Mr. Leblond: As much as possible, yes. That’s a challenge. Unfortunately, I don’t have the right solution as to how you can phrase it in the law, but this is a concern that I see. We want to have more information but if we make a mistake, can we go back and rectify it?

Senator C. Deacon: [Technical difficulties]. Thank you.

[Translation]

Senator Miville-Dechêne: I’ll continue, if I may, on transparency. I’m quite impressed, in a way, but also surprised that you’d go so far in saying that for every decision, you need a report, you need to know what happened and why this investment was accepted or not. The public servants who testified before us said: “Be careful! No, if there are company secrets, we can’t go that far.” Clause 19 states that the minister may, if he wishes, make the decision public.

How do you explain this rather significant difference of opinion, all the same?

Mr. Leblond: On the one hand, it’s true that corporate secrets need to be protected. In some cases, this may involve personal data. This issue is important, otherwise things will stall even more, especially if investors see that, all of a sudden, all this information will be made public.

Between a situation where the minister can act and one where they can do nothing at all, there may be something in between that can be done. Making the full decision public with all the details might not be a good idea. However, there could be a mandatory summary containing the most important points, the pros and cons of a particular decision, and perhaps the reason why certain factors were considered important. These points could be made public, without going into details that could have a negative or detrimental impact on the company or investor.

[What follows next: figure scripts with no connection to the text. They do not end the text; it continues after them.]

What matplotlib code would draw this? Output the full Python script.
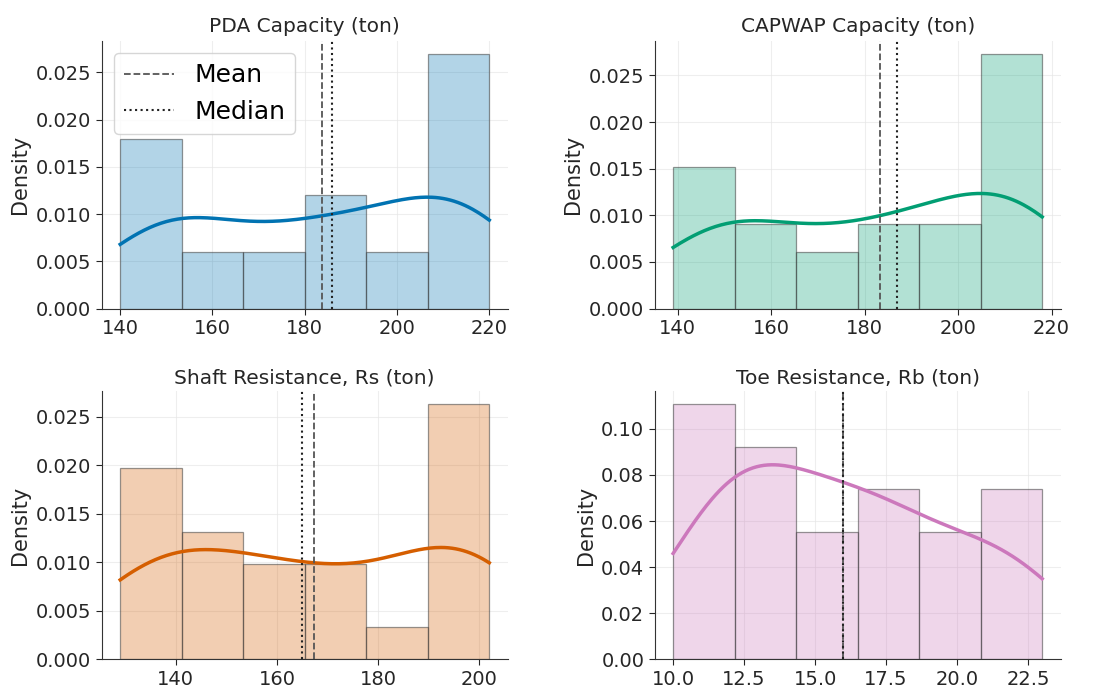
import numpy as np
import matplotlib
matplotlib.use("Agg")
from matplotlib import pyplot as plt
import seaborn as sns

# pile test values (25 piles), read back from the histogram bins
pda = [140, 145, 148, 150, 152, 153, 155, 160, 170, 176, 180.5, 182, 186,
       187, 194, 197, 207, 208, 209, 211, 213, 215, 217, 219, 220]
capwap = [139, 143, 147, 149, 151, 153, 157, 161, 170, 176, 179, 181, 187,
          192, 193, 196, 205, 206, 208, 210, 212, 214, 216, 217, 218]
shaft = [129, 131, 133, 135, 137, 140, 144, 148, 151, 153, 160, 164, 165,
         170, 175, 177.5, 189, 192, 194, 196, 197, 198, 200, 201, 202]
toe = [10.0, 11.0, 11.4, 11.7, 12.0, 12.1, 12.6, 13.2, 13.7, 14.1, 14.3,
       14.6, 16.0, 16.4, 16.7, 17.0, 17.4, 17.9, 19.0, 19.7, 20.3,
       21.2, 22.0, 22.6, 23.0]

titles = ["PDA Capacity (ton)", "CAPWAP Capacity (ton)",
          "Shaft Resistance, Rs (ton)", "Toe Resistance, Rb (ton)"]
colors = ["#0173b2", "#029e73", "#d55e00", "#cc78bc"]
series = [pda, capwap, shaft, toe]

fig, axes = plt.subplots(2, 2, figsize=(11.06, 6.91), dpi=100)
fig.subplots_adjust(left=0.092, right=0.959, top=0.941, bottom=0.046,
                    wspace=0.362, hspace=0.309)

for i, ax in enumerate(axes.flat):
    x = np.array(series[i])
    sns.histplot(x, bins=6, stat="density", kde=True, color=colors[i],
                 alpha=0.3, ax=ax, line_kws={"linewidth": 2.5})
    for p in ax.patches:
        fc = p.get_facecolor()
        p.set_alpha(None)
        p.set_facecolor(fc)
        p.set_edgecolor((0.25, 0.25, 0.25, 0.55))
        p.set_linewidth(0.9)
    ax.axvline(np.mean(x), color="#555555", linestyle="--", linewidth=1.3,
               label="Mean")
    ax.axvline(np.median(x), color="#222222", linestyle=":", linewidth=1.5,
               label="Median")
    ax.set_title(titles[i], fontsize=14.5, color="#262626")
    ax.set_xlabel("")
    ax.set_ylabel("Density", fontsize=15, color="#262626")
    ax.tick_params(labelsize=14, colors="#262626", length=4)
    ax.grid(True, color="#e4e4e4", alpha=0.6, linewidth=0.8)
    ax.set_axisbelow(True)
    for s in ["top", "right"]:
        ax.spines[s].set_visible(False)
    for s in ["left", "bottom"]:
        ax.spines[s].set_color("#333333")
    if i == 0:
        ax.legend(loc="upper left", fontsize=18)

plt.savefig("out.png", dpi=100)
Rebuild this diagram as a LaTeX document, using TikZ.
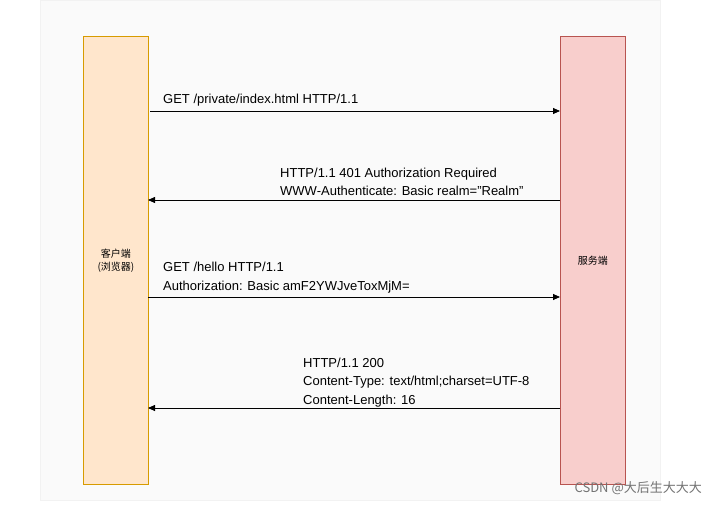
\documentclass[tikz,border=0pt]{standalone}
\usepackage{fontspec}
\setmainfont{Liberation Sans}
\newfontfamily\cjk{Noto Sans CJK SC}
\usetikzlibrary{arrows.meta}
\begin{document}
\begin{tikzpicture}[x=1pt,y=-1pt,
  msg/.style={-{Triangle[length=7pt,width=6pt]},line width=0.8pt},
  lbl/.style={font=\fontsize{13}{18.5}\selectfont,align=left,anchor=south west,inner sep=0pt}]
\useasboundingbox[fill=white] (0,0) rectangle (717,505);
\node[draw=black!5,fill=black!2,minimum width=620,minimum height=500,anchor=north west] (bg) at (40,0) {};
\node[draw={rgb,255:red,215;green,155;blue,0},fill={rgb,255:red,255;green,230;blue,204},minimum width=65,minimum height=448,anchor=north west,line width=0.8pt,
  align=center,font=\cjk\fontsize{10}{13}\selectfont] (cl) at (83,36) {客户端\\(浏览器)};
\node[draw={rgb,255:red,184;green,84;blue,80},fill={rgb,255:red,248;green,206;blue,204},minimum width=65,minimum height=448,anchor=north west,line width=0.8pt,
  font=\cjk\fontsize{10}{13}\selectfont] (sv) at (560,36) {服务端};
\coordinate (c1) at (150,111); \coordinate (s1) at (560,111);
\coordinate (c2) at (148,200); \coordinate (s2) at (560,200);
\coordinate (c3) at (148,297); \coordinate (s3) at (560,297);
\coordinate (c4) at (148,408); \coordinate (s4) at (560,408);
\draw[msg] (c1) -- (s1);
\draw[msg] (s2) -- (c2);
\draw[msg] (c3) -- (s3);
\draw[msg] (s4) -- (c4);
\node[lbl] (t1) at (163,106) {GET /private/index.html HTTP/1.1};
\node[lbl] (t2) at (280,196) {HTTP/1.1 401 Authorization Required\\WWW-Authenticate: Basic realm="Realm"};
\node[lbl] (t3) at (163,293) {GET /hello HTTP/1.1\\Authorization: Basic amF2YWJveToxMjM=};
\node[lbl] (t4) at (303,407) {HTTP/1.1 200\\Content-Type: text/html;charset=UTF-8\\Content-Length: 16};
\node[anchor=east,inner sep=0pt,text=black!55,font=\cjk\fontsize{13}{15}\selectfont] (wm) at (702,488) {CSDN @大后生大大大};
\end{tikzpicture}
\end{document}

Senator Miville-Dechêne: If we say that the company will steal our state secrets, you will understand that the company, on the one hand —

Mr. Leblond: Well, I’d like to know. If they say the company is going to steal our state secrets and we agree to the deal anyway, I, as a member of the public, would like to know.

Senator Miville-Dechêne: Naturally.

Mr. Leblond: If I’m told that no, precisely, we haven’t because we feel… There’s always a way to phrase things by saying they’re bandits, so no, we didn’t accept the transaction.

However, you can always say that there is a significant risk that such and such a transaction could have an impact on data or information. It seems to me that there are ways of doing this. In general, public servants are pretty good at this. At the very least, if accountability is mandatory, the law should state that the minister must report. After that, you will have to see what you put in there and how far you can go. It seems to me that this kind of matter can be discussed.

Senator Miville-Dechêne: Many countries already have laws of this type. Do the laws that exist all over the world have a certain transparency that resembles the transparency we are after?

Mr. Leblond: Unfortunately, I can’t answer yes or no. I haven’t done the research. I’ll make a note of that and get back to you, if you like.

Senator Miville-Dechêne: Yes, that would be great. Thank you.

[English]

Senator Petten: In your opinion, what impact do you think Bill C-34 will have on foreign investment?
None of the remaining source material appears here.